In diesem Artikel möchte ich dir zum Einstieg einen Überblick oder eine Art Inhaltsverzeichnis geben, welche Führungsthemen ich in diesem Blog nacheinander beleuchten möchte. So dass du jetzt schon gespannt sein und eine Vorfreude darauf haben darfst.

Dabei orientiere ich mich zum einen an meinem Konzept der KörperResilienz©[1] und an dem Entwicklungsmodel von Lisbeth Marcher, die Gründerin von Bodynamic International[2]. Dieses basiert auf Daten aus 30 Jahren systematischer Studien der Entwicklungspsychologie und beschreibt, wie sich Ressourcen über unsere frühkindlichen Erfahrungen in Beziehungen aufbauen und im Erwachsenenalter abgerufen werden können (oder nicht). Damit mache ich vor allem die Verknüpfung sichtbar, die zwischen Beziehungserfahrung und Führungsqualität besteht.

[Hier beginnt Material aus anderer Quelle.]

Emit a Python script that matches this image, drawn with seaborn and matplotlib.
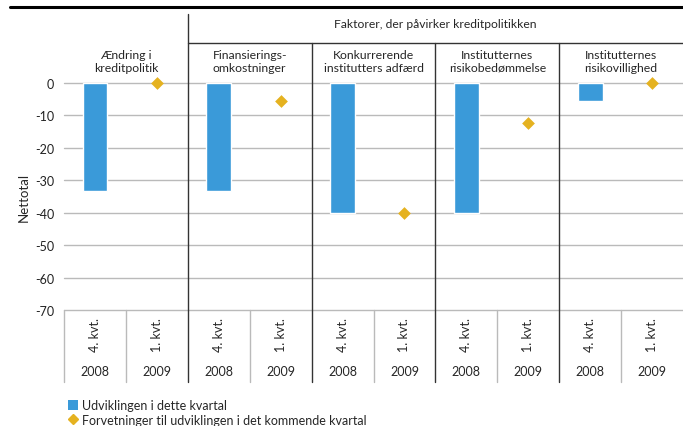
import numpy as np
import pandas as pd
import matplotlib.pyplot as plt
import matplotlib.transforms as mtransforms
from matplotlib.lines import Line2D
from matplotlib.patches import Patch
import seaborn as sns

# values (nettotal)
groups = ["Ændring i\nkreditpolitik", "Finansierings-\nomkostninger",
          "Konkurrerende\ninstitutters adfærd", "Institutternes\nrisikobedømmelse",
          "Institutternes\nrisikovillighed"]
header = "Faktorer, der påvirker kreditpolitikken"
quarters = ["4. kvt.", "1. kvt."]
years = ["2008", "2009"]
current = [-33.3, -33.3, -40.0, -40.0, -5.6]     # Udviklingen i dette kvartal
expected = [0.0, -5.6, -40.0, -12.2, 0.0]        # Forventninger til næste kvartal
yticks = [0, -10, -20, -30, -40, -50, -60, -70]

label_bar = "Udviklingen i dette kvartal"
label_dia = "Forvetninger til udviklingen i det kommende kvartal"

blue = "#3A9AD9"
gold = "#E5B220"
grid_col = "#BABABA"

sns.set_style("white")
plt.rcParams['font.family'] = ['Lato', 'DejaVu Sans']

slots = [f"s{i}" for i in range(10)]
bar_df = pd.DataFrame({"slot": slots[0::2], "value": current})
dia_df = pd.DataFrame({"slot": slots[1::2], "value": expected})

fig = plt.figure(figsize=(6.83, 4.27), dpi=100)
W, H = 683, 427
x0, x1, ytop, ybot = 64, 683, 84, 311
ax = fig.add_axes([x0 / W, (H - ybot) / H, (x1 - x0) / W, (ybot - ytop) / H])

sns.barplot(data=bar_df, x="slot", y="value", order=slots, color=blue,
            width=0.4, saturation=1, ax=ax, zorder=3)
sns.stripplot(data=dia_df, x="slot", y="value", order=slots, color=gold,
              marker="D", size=6.5, jitter=False, ax=ax, zorder=4)
for c in ax.collections:
    c.set_clip_on(False)

ax.set_ylim(-70, 0)
ax.set_xlim(-0.5, 9.5)
ax.set_yticks(yticks)
ax.set_yticklabels([str(t) for t in yticks], fontsize=9, color="#222222")
ax.tick_params(axis="y", length=0, pad=7)
ax.set_xticks([])
ax.set_xlabel("")
ax.set_ylabel("Nettotal", fontsize=9.5, labelpad=4)
for s in ax.spines.values():
    s.set_visible(False)
for t in yticks:
    ax.axhline(t, color=grid_col, lw=1, zorder=1, clip_on=False)

# axes-y positions of decorations (pixel -> axes fraction)
def ay(py):
    return (ybot - py) / (ybot - ytop)

tr = mtransforms.blended_transform_factory(ax.transData, ax.transAxes)

# category boxes under the axis
for i in range(1, 10, 2):
    ax.plot([i - 0.5, i - 0.5], [0, ay(383)], color=grid_col, lw=1,
            transform=tr, clip_on=False)
ax.plot([-0.5, -0.5], [0, ay(383)], color=grid_col, lw=1, transform=tr, clip_on=False)

# group dividers
for k, i in enumerate(range(2, 10, 2)):
    top = ay(15) if k == 0 else ay(44)
    ax.plot([i - 0.5, i - 0.5], [ay(383), top], color="#333333", lw=1,
            transform=tr, clip_on=False, zorder=5)
ax.plot([1.5, 9.5], [ay(44), ay(44)], color="#333333", lw=1,
        transform=tr, clip_on=False)

ax.text(5.5, ay(25), header, transform=tr, ha="center", va="center", fontsize=8.7)
for g, name in enumerate(groups):
    ax.text(2 * g + 0.5, ay(62), name, transform=tr, ha="center", va="center",
            fontsize=8.8, linespacing=1.15)

for i in range(10):
    ax.text(i, ay(335), quarters[i % 2], transform=tr, ha="center", va="center",
            rotation=90, fontsize=9)
    ax.text(i, ay(372), years[i % 2], transform=tr, ha="center", va="center",
            fontsize=9)

# top rule
fig.add_artist(Line2D([10 / W, 1], [(H - 8) / H, (H - 8) / H], color="black", lw=2.2))

handles = [Patch(facecolor=blue, edgecolor="none"),
           Line2D([], [], marker="D", color=gold, ls="none", markersize=5)]
fig.legend(handles, [label_bar, label_dia], loc="upper left",
           bbox_to_anchor=(62 / W, (H - 394) / H), frameon=False, fontsize=9,
           handlelength=0.8, handletextpad=0.3, borderpad=0, labelspacing=0.2,
           handleheight=0.8)

fig.savefig("out.png", dpi=100)
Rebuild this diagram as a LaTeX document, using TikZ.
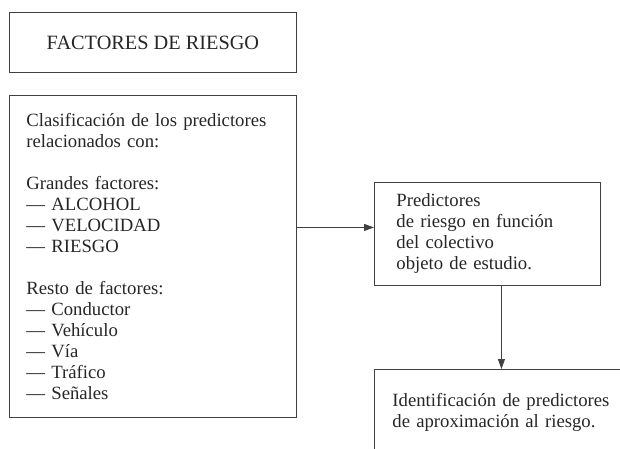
\documentclass[tikz,border=0pt]{standalone}
\usepackage{fontspec}
\setmainfont{Liberation Serif}
\usetikzlibrary{arrows.meta}
\begin{document}
\begin{tikzpicture}[x=1pt,y=1pt,
  caja/.style={draw=black!75, line width=0.9pt, rectangle, inner ysep=0pt,
    font=\fontsize{18.7}{21}\selectfont, text=black!85,
    execute at begin node={\hyphenpenalty=10000 },
    align=left, anchor=north west},
  flecha/.style={draw=black!75, line width=0.9pt, -{Triangle[length=10pt,width=7pt]}}]
  \useasboundingbox (0,0) rectangle (620,448);
  \clip (0,0) rectangle (620,448);
  \node[caja, align=center, font=\fontsize{20.3}{21}\selectfont,
    minimum width=287, minimum height=60] (factores) at (9,436)
    {FACTORES DE RIESGO};
  \node[caja, text width=253, inner xsep=17, minimum height=322] (clasif) at (9,353)
    {Clasificación de los predictores\\relacionados con:\\[21pt]
     Grandes factores:\\--- ALCOHOL\\--- VELOCIDAD\\--- RIESGO\\[21pt]
     Resto de factores:\\--- Conductor\\--- Vehículo\\--- Vía\\--- Tráfico\\--- Señales};
  \node[caja, text width=182, inner xsep=22, minimum height=103] (predict) at (374,266)
    {Predictores\\de riesgo en función\\del colectivo\\objeto de estudio.};
  \node[caja, text width=230, inner xsep=18, minimum height=86] (ident) at (374,79)
    {Identificación de predictores\\de aproximación al riesgo.};
  \coordinate (entrada) at ([yshift=6.5]predict.west);
  \coordinate (salida) at ([xshift=14]predict.south);
  \draw[flecha] (clasif.east |- entrada) -- (entrada);
  \draw[flecha] (salida) -- (salida |- ident.north);
\end{tikzpicture}
\end{document}
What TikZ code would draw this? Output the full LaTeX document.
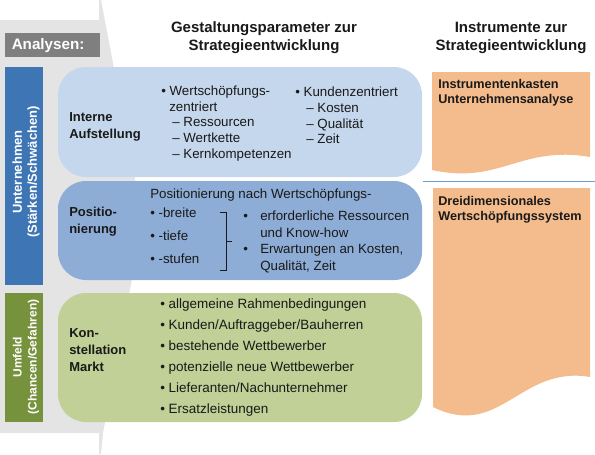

Je psychisch gesünder die frühe Beziehungserfahrung, desto besser die Führungsqualität.

Übertragen auf ein Streben nach artgerechter Führung muss diese Betrachtung ebenfalls die Grundlage darstellen, um das eigene Verhalten und das der Mitarbeiter bewusster wahrzunehmen, zu reflektieren und entsprechend handeln zu können. Die moderne Führungskraft, sagt man, sollte u.a. Coach-ähnliche Fähigkeiten haben und als Förderer von Ressourcen und Kompetenzen dienen. Doch manchmal entsteht der Eindruck, dass die Ressourcen und Kompetenzen verschütt gegangen sind. Sobald du mithilfe dieses Blogs ein tiefergehendes Verständnis dafür entwickelt hast, welche Ursachen dies haben könnte, wirst du immer mehr in der Lage sein, sowohl bei dir selbst als auch bei anderen die Ressourcen und korrespondierenden Kompetenzen zu Tage zu fördern. Dadurch wird sich dein Führungsverhalten maßgeblich von Möchte-Gern-Führungskräften, die sich an oberflächlichen Führungsparolen orientieren, unterscheiden. Falls du eine geschäftsführende Position inne hast, kannst du anhand meiner Artikel deinen Blick dafür schärfen, wer sich in deinem Unternehmen für eine artgerechte Leitungsfunktion eignet. Außerdem ist es allen Beteiligten eines Teams oder Unternehmens möglich, in einem entspannten Arbeitsmodus anzukommen, je mehr der verschütteten Ressourcen und Kompetenzen re-integriert werden.

Führungsthemen im Überblick:

Entwicklungspsychologische Ressourcen und Kompetenzen mit der korrespondierenden Führungsfähigkeit als Erwachsener

Existenzstruktur (0 – 3 Monate)

Selbstsicherheit, Selbstwahrnehmung und -regulierung, Authentizität und Integrität, Grundvertrauen, positive Einstellung gegenüber sich selbst, anderen und dem Leben.

Entspricht Führungsfähigkeiten/Stufe 1:

Generelle Souveränität, Verlässlichkeit, Vertrauen statt Kontrolle, Delegationsfähigkeit, Lösungsorientierung, Stressresistenz.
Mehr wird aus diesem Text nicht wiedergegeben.